Petitioners have two primary methods for submitting the completed filing package to the court. The most modern and preferred method is electronic filing through the Tax Court’s DAWSON system, which requires the petitioner to register for an account. Electronic filing provides immediate confirmation that the petition has been received and avoids any risk associated with mail delivery delays.

Alternatively, the petition may be filed by mail, but the petitioner must strictly adhere to the rules governing the postmark date. To benefit from the “timely mailing is timely filing” rule, the document must be sent via U.S. Certified Mail, U.S. Registered Mail, or a designated private delivery service approved by the IRS. The court requires the submission of an original signed petition along with at least two additional copies for its administrative use and for service on the Commissioner.

Initial Steps After Filing

The Clerk of the Court assigns a unique docket number to the case. This number must be referenced on all future correspondence, motions, and filings.

Following the docketing, the Clerk officially serves a copy of the petition and its attachments on the Chief Counsel of the Internal Revenue Service. This formal service notifies the IRS that the taxpayer has legally challenged the Notice of Deficiency and that the litigation process has begun.

The Commissioner of Internal Revenue, through IRS Chief Counsel, is then obligated to file a formal written Answer to the petition. The IRS generally has 60 days from the date of service to file its Answer, which addresses each of the petitioner’s Statements of Facts and Assignments of Error.
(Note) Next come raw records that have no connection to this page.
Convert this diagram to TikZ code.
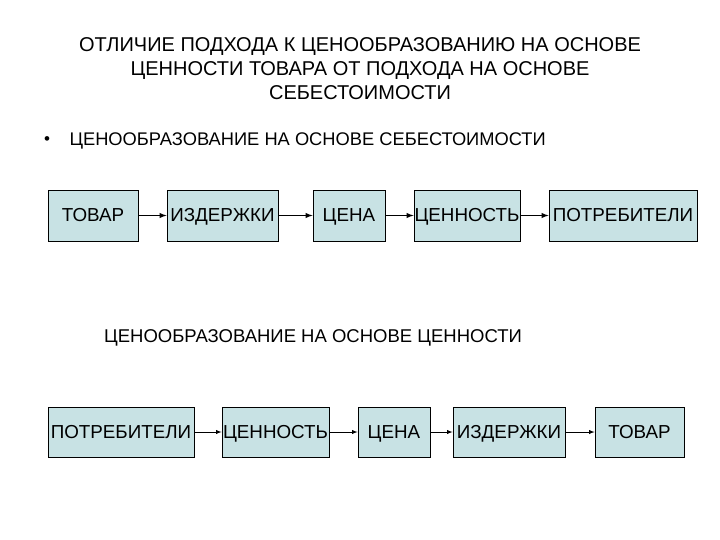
\documentclass[tikz,border=0pt]{standalone}
\usepackage{fontspec}
\setmainfont{Liberation Sans}
\begin{document}
\begin{tikzpicture}[x=1pt,y=-1pt,
  bx/.style={draw=black,fill={rgb,255:red,200;green,226;blue,228},line width=0.8pt,inner sep=0pt,text height=13pt,text depth=1pt,font=\fontsize{18.8}{20}\selectfont},
  ar/.style={-latex,line width=1.4pt},
  ar2/.style={-latex,line width=0.9pt}]
\useasboundingbox (0,0) rectangle (720,540);
\node[align=center,font=\fontsize{20}{24}\selectfont] (t) at (360,69) {ОТЛИЧИЕ ПОДХОДА К ЦЕНООБРАЗОВАНИЮ НА ОСНОВЕ\\ЦЕННОСТИ ТОВАРА ОТ ПОДХОДА НА ОСНОВЕ\\СЕБЕСТОИМОСТИ};
\node[font=\fontsize{17}{18}\selectfont] (b) at (47,141) {•};
\node[anchor=west,font=\fontsize{18.3}{20}\selectfont] (s1) at (66,141) {ЦЕНООБРАЗОВАНИЕ НА ОСНОВЕ СЕБЕСТОИМОСТИ};
\node[font=\fontsize{18.5}{20}\selectfont] (s2) at (313,338) {ЦЕНООБРАЗОВАНИЕ НА ОСНОВЕ ЦЕННОСТИ};
\node[bx,minimum width=90,minimum height=51] (a1) at (93,215.5) {ТОВАР};
\node[bx,minimum width=111,minimum height=51] (a2) at (222.5,215.5) {ИЗДЕРЖКИ};
\node[bx,minimum width=72,minimum height=51] (a3) at (349,215.5) {ЦЕНА};
\node[bx,minimum width=106,minimum height=51] (a4) at (467,215.5) {ЦЕННОСТЬ};
\node[bx,minimum width=148,minimum height=51] (a5) at (623,215.5) {ПОТРЕБИТЕЛИ};
\draw[ar] (a1) -- (a2); \draw[ar] (a2) -- (a3); \draw[ar] (a3) -- (a4); \draw[ar] (a4) -- (a5);
\node[bx,minimum width=146,minimum height=50] (b1) at (121,432) {ПОТРЕБИТЕЛИ};
\node[bx,minimum width=107,minimum height=50] (b2) at (275.5,432) {ЦЕННОСТЬ};
\node[bx,minimum width=72,minimum height=50] (b3) at (394,432) {ЦЕНА};
\node[bx,minimum width=112,minimum height=50] (b4) at (509,432) {ИЗДЕРЖКИ};
\node[bx,minimum width=89,minimum height=50] (b5) at (639.5,432) {ТОВАР};
\draw[ar2] (b1) -- (b2); \draw[ar2] (b2) -- (b3); \draw[ar2] (b3) -- (b4); \draw[ar2] (b4) -- (b5);
\end{tikzpicture}
\end{document}
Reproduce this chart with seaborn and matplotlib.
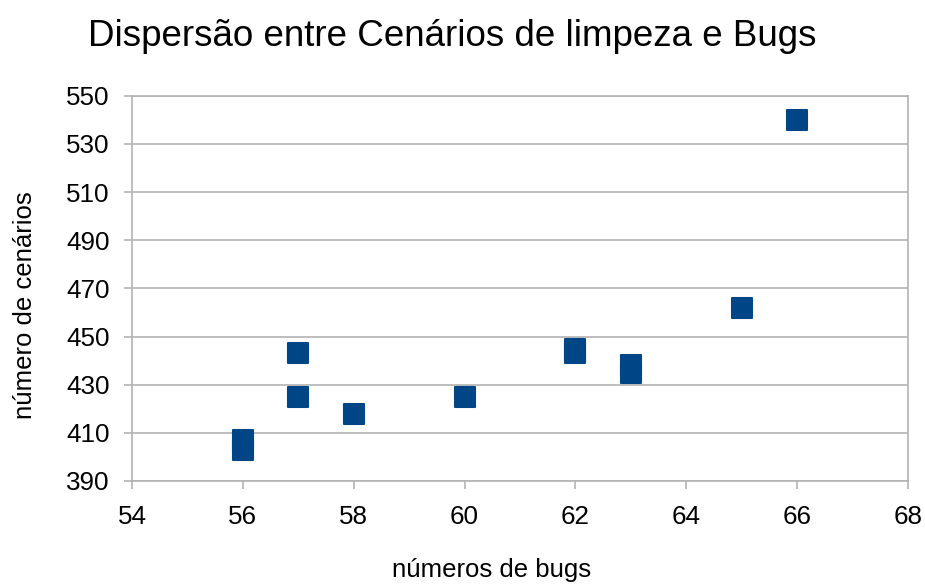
import matplotlib
matplotlib.use("Agg")
import matplotlib.pyplot as plt
import seaborn as sns
import pandas as pd

bugs = [56, 56, 57, 57, 58, 60, 62, 62, 63, 63, 65, 66]
cenarios = [403, 407, 443, 425, 418, 425, 443, 445, 435, 438, 462, 540]
x_ticks = [54, 56, 58, 60, 62, 64, 66, 68]
y_ticks = [390, 410, 430, 450, 470, 490, 510, 530, 550]

title = "Dispersão entre Cenários de limpeza e Bugs"
xlabel = "números de bugs"
ylabel = "número de cenários"

df = pd.DataFrame({"bugs": bugs, "cenarios": cenarios})

sns.set_theme(style="white")
plt.rcParams["font.family"] = ["Liberation Sans", "DejaVu Sans"]

fig = plt.figure(figsize=(9.25, 5.85), dpi=100)
ax = fig.add_axes([132 / 925, 1 - 481 / 585, (908 - 132) / 925, (481 - 95.7) / 585])

grid_c = "#b3b3b3"
blue = "#004586"

sns.scatterplot(data=df, x="bugs", y="cenarios", ax=ax, marker="s", s=200,
                color=blue, edgecolor=blue, linewidth=1.5, zorder=3, legend=False)
for coll in ax.collections:
    coll.set_joinstyle("round")

ax.set_xlim(54, 68)
ax.set_ylim(390, 550)
ax.set_xticks(x_ticks)
ax.set_yticks(y_ticks)
ax.set_xticklabels([str(v) for v in x_ticks])
ax.set_yticklabels([str(v) for v in y_ticks])
ax.yaxis.grid(True, color=grid_c, linewidth=1.2)
ax.xaxis.grid(False)
ax.set_axisbelow(True)
for s in ax.spines.values():
    s.set_color(grid_c)
    s.set_linewidth(1.2)
ax.tick_params(axis="both", which="major", direction="out", length=6, width=1.2,
               color=grid_c, labelsize=18.7, labelcolor="#000000")
ax.tick_params(axis="x", pad=11, bottom=True)
ax.tick_params(axis="y", pad=10, left=True)

ax.set_xlabel(xlabel, fontsize=18.5, color="#000000")
ax.set_ylabel(ylabel, fontsize=18.5, color="#000000")
ax.xaxis.set_label_coords((492 - 132) / 776, -(570 - 481) / 385.3)
ax.yaxis.set_label_coords(-(132 - 25) / 776, (481 - 305) / 385.3)
ax.xaxis.label.set_verticalalignment("center")
ax.yaxis.label.set_verticalalignment("center")

fig.text(452 / 925, 1 - 36 / 585, title, fontsize=26.5, ha="center", va="center", color="#000000")

fig.savefig("out.png", dpi=100, facecolor="white")
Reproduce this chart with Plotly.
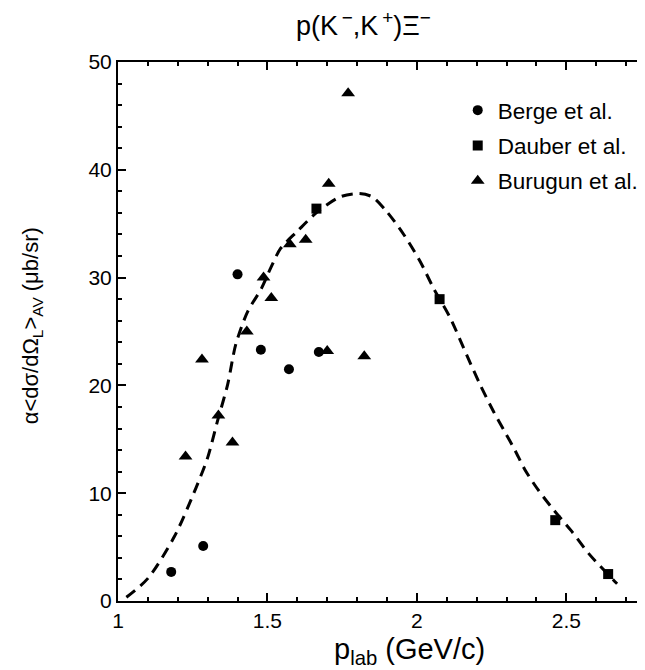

The filing of the Answer formally joins the issue, establishing the specific facts and legal points that remain in dispute for trial.

The majority of cases filed in the Tax Court are ultimately resolved through settlement rather than a formal trial. After the IRS files its Answer, the case is transferred to the IRS Appeals Office for settlement consideration, where a settlement officer will attempt to negotiate a resolution with the petitioner.